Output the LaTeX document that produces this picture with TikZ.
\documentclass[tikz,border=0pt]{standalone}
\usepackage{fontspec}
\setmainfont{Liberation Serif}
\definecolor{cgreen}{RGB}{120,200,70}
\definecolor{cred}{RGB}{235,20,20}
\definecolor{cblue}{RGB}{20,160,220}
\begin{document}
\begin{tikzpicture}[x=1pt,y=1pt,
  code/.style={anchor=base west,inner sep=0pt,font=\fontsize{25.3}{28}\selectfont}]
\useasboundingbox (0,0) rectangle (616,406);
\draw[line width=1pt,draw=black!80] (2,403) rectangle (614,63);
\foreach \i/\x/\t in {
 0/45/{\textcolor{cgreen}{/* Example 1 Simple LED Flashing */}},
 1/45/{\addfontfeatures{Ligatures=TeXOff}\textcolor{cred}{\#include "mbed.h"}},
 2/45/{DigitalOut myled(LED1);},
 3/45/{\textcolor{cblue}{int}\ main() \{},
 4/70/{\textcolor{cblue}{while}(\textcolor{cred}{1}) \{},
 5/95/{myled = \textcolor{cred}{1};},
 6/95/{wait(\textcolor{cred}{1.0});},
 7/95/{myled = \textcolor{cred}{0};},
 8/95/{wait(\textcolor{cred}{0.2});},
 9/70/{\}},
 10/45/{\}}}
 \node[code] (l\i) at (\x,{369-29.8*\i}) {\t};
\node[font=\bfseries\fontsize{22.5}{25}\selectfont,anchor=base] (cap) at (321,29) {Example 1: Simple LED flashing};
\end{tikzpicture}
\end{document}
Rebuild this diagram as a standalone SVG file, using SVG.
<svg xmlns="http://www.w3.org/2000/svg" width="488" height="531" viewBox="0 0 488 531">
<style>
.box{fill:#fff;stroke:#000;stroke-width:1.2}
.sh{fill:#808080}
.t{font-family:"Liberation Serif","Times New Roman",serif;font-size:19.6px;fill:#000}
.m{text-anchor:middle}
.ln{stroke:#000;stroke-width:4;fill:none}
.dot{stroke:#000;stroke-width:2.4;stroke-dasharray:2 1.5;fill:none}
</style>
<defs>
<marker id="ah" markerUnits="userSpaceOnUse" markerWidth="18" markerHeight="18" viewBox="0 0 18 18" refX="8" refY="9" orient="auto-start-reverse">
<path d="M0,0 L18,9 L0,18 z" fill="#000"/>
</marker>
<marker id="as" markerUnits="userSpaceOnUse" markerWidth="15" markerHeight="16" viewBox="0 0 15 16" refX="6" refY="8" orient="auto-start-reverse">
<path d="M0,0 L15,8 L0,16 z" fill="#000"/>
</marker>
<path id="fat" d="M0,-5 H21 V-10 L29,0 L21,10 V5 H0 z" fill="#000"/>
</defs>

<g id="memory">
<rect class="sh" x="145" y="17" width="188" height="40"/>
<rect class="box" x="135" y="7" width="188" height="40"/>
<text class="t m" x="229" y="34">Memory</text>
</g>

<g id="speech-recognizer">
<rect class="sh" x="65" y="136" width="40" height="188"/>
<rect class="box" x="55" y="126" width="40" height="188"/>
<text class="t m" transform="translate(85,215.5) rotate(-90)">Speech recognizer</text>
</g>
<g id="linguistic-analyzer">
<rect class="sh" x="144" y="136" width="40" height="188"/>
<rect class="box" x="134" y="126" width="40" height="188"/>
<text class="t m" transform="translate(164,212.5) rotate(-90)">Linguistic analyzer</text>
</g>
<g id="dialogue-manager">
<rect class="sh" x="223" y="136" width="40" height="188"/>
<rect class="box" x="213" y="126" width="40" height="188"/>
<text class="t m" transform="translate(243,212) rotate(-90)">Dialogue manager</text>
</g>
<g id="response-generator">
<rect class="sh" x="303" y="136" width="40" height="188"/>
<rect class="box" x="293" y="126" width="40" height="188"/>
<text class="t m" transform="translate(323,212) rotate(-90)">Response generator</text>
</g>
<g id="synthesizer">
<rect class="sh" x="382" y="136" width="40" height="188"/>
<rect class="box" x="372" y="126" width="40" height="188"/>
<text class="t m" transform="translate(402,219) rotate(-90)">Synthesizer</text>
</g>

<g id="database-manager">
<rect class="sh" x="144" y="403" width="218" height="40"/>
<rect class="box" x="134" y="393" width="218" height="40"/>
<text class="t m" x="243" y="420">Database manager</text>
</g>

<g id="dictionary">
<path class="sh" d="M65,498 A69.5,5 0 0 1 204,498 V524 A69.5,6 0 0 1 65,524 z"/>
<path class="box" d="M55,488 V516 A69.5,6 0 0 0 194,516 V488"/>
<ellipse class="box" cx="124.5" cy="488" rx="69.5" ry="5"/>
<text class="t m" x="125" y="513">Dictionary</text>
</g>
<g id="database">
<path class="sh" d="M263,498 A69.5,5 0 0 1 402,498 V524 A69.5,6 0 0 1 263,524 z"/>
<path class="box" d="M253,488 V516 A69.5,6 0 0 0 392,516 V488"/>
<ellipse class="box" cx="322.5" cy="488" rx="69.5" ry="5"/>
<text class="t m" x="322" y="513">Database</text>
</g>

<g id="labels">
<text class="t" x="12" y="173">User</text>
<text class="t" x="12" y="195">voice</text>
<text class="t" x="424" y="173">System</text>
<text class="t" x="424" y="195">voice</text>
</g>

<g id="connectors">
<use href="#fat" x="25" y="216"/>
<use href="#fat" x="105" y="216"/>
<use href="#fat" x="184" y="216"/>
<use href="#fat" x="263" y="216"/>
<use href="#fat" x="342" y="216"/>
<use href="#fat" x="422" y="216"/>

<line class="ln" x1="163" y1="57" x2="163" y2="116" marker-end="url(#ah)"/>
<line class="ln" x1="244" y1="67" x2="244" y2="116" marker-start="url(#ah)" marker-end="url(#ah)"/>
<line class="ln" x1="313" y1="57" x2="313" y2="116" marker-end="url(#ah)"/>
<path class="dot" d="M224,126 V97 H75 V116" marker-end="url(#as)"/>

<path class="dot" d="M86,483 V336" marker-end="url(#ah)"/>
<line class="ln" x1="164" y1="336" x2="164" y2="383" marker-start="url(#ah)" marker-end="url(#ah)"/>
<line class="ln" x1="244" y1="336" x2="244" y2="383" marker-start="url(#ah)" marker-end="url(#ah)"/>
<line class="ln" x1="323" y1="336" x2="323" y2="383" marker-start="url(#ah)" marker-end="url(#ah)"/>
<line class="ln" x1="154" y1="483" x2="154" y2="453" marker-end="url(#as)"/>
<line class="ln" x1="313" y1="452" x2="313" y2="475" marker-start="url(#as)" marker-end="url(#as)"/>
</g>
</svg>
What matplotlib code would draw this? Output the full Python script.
◇ ◇ ◇ ◇
## What to produce:
Exactly reproduce every line found in the records.

## Result:
Output the LaTeX document that produces this picture with TikZ.
\documentclass[tikz,border=0pt]{standalone}
\usepackage{fontspec}
\setmainfont{Liberation Serif}
\definecolor{cgreen}{RGB}{120,200,70}
\definecolor{cred}{RGB}{235,20,20}
\definecolor{cblue}{RGB}{20,160,220}
\begin{document}
\begin{tikzpicture}[x=1pt,y=1pt,
  code/.style={anchor=base west,inner sep=0pt,font=\fontsize{25.3}{28}\selectfont}]
\useasboundingbox (0,0) rectangle (616,406);
\draw[line width=1pt,draw=black!80] (2,403) rectangle (614,63);
\foreach \i/\x/\t in {
 0/45/{\textcolor{cgreen}{/* Example 1 Simple LED Flashing */}},
 1/45/{\addfontfeatures{Ligatures=TeXOff}\textcolor{cred}{\#include "mbed.h"}},
 2/45/{DigitalOut myled(LED1);},
 3/45/{\textcolor{cblue}{int}\ main() \{},
 4/70/{\textcolor{cblue}{while}(\textcolor{cred}{1}) \{},
 5/95/{myled = \textcolor{cred}{1};},
 6/95/{wait(\textcolor{cred}{1.0});},
 7/95/{myled = \textcolor{cred}{0};},
 8/95/{wait(\textcolor{cred}{0.2});},
 9/70/{\}},
 10/45/{\}}}
 \node[code] (l\i) at (\x,{369-29.8*\i}) {\t};
\node[font=\bfseries\fontsize{22.5}{25}\selectfont,anchor=base] (cap) at (321,29) {Example 1: Simple LED flashing};
\end{tikzpicture}
\end{document}
Rebuild this diagram as a standalone SVG file, using SVG.
<svg xmlns="http://www.w3.org/2000/svg" width="488" height="531" viewBox="0 0 488 531">
<style>
.box{fill:#fff;stroke:#000;stroke-width:1.2}
.sh{fill:#808080}
.t{font-family:"Liberation Serif","Times New Roman",serif;font-size:19.6px;fill:#000}
.m{text-anchor:middle}
.ln{stroke:#000;stroke-width:4;fill:none}
.dot{stroke:#000;stroke-width:2.4;stroke-dasharray:2 1.5;fill:none}
</style>
<defs>
<marker id="ah" markerUnits="userSpaceOnUse" markerWidth="18" markerHeight="18" viewBox="0 0 18 18" refX="8" refY="9" orient="auto-start-reverse">
<path d="M0,0 L18,9 L0,18 z" fill="#000"/>
</marker>
<marker id="as" markerUnits="userSpaceOnUse" markerWidth="15" markerHeight="16" viewBox="0 0 15 16" refX="6" refY="8" orient="auto-start-reverse">
<path d="M0,0 L15,8 L0,16 z" fill="#000"/>
</marker>
<path id="fat" d="M0,-5 H21 V-10 L29,0 L21,10 V5 H0 z" fill="#000"/>
</defs>

<g id="memory">
<rect class="sh" x="145" y="17" width="188" height="40"/>
<rect class="box" x="135" y="7" width="188" height="40"/>
<text class="t m" x="229" y="34">Memory</text>
</g>

<g id="speech-recognizer">
<rect class="sh" x="65" y="136" width="40" height="188"/>
<rect class="box" x="55" y="126" width="40" height="188"/>
<text class="t m" transform="translate(85,215.5) rotate(-90)">Speech recognizer</text>
</g>
<g id="linguistic-analyzer">
<rect class="sh" x="144" y="136" width="40" height="188"/>
<rect class="box" x="134" y="126" width="40" height="188"/>
<text class="t m" transform="translate(164,212.5) rotate(-90)">Linguistic analyzer</text>
</g>
<g id="dialogue-manager">
<rect class="sh" x="223" y="136" width="40" height="188"/>
<rect class="box" x="213" y="126" width="40" height="188"/>
<text class="t m" transform="translate(243,212) rotate(-90)">Dialogue manager</text>
</g>
<g id="response-generator">
<rect class="sh" x="303" y="136" width="40" height="188"/>
<rect class="box" x="293" y="126" width="40" height="188"/>
<text class="t m" transform="translate(323,212) rotate(-90)">Response generator</text>
</g>
<g id="synthesizer">
<rect class="sh" x="382" y="136" width="40" height="188"/>
<rect class="box" x="372" y="126" width="40" height="188"/>
<text class="t m" transform="translate(402,219) rotate(-90)">Synthesizer</text>
</g>

<g id="database-manager">
<rect class="sh" x="144" y="403" width="218" height="40"/>
<rect class="box" x="134" y="393" width="218" height="40"/>
<text class="t m" x="243" y="420">Database manager</text>
</g>

<g id="dictionary">
<path class="sh" d="M65,498 A69.5,5 0 0 1 204,498 V524 A69.5,6 0 0 1 65,524 z"/>
<path class="box" d="M55,488 V516 A69.5,6 0 0 0 194,516 V488"/>
<ellipse class="box" cx="124.5" cy="488" rx="69.5" ry="5"/>
<text class="t m" x="125" y="513">Dictionary</text>
</g>
<g id="database">
<path class="sh" d="M263,498 A69.5,5 0 0 1 402,498 V524 A69.5,6 0 0 1 263,524 z"/>
<path class="box" d="M253,488 V516 A69.5,6 0 0 0 392,516 V488"/>
<ellipse class="box" cx="322.5" cy="488" rx="69.5" ry="5"/>
<text class="t m" x="322" y="513">Database</text>
</g>

<g id="labels">
<text class="t" x="12" y="173">User</text>
<text class="t" x="12" y="195">voice</text>
<text class="t" x="424" y="173">System</text>
<text class="t" x="424" y="195">voice</text>
</g>

<g id="connectors">
<use href="#fat" x="25" y="216"/>
<use href="#fat" x="105" y="216"/>
<use href="#fat" x="184" y="216"/>
<use href="#fat" x="263" y="216"/>
<use href="#fat" x="342" y="216"/>
<use href="#fat" x="422" y="216"/>

<line class="ln" x1="163" y1="57" x2="163" y2="116" marker-end="url(#ah)"/>
<line class="ln" x1="244" y1="67" x2="244" y2="116" marker-start="url(#ah)" marker-end="url(#ah)"/>
<line class="ln" x1="313" y1="57" x2="313" y2="116" marker-end="url(#ah)"/>
<path class="dot" d="M224,126 V97 H75 V116" marker-end="url(#as)"/>

<path class="dot" d="M86,483 V336" marker-end="url(#ah)"/>
<line class="ln" x1="164" y1="336" x2="164" y2="383" marker-start="url(#ah)" marker-end="url(#ah)"/>
<line class="ln" x1="244" y1="336" x2="244" y2="383" marker-start="url(#ah)" marker-end="url(#ah)"/>
<line class="ln" x1="323" y1="336" x2="323" y2="383" marker-start="url(#ah)" marker-end="url(#ah)"/>
<line class="ln" x1="154" y1="483" x2="154" y2="453" marker-end="url(#as)"/>
<line class="ln" x1="313" y1="452" x2="313" y2="475" marker-start="url(#as)" marker-end="url(#as)"/>
</g>
</svg>
What matplotlib code would draw this? Output the full Python script.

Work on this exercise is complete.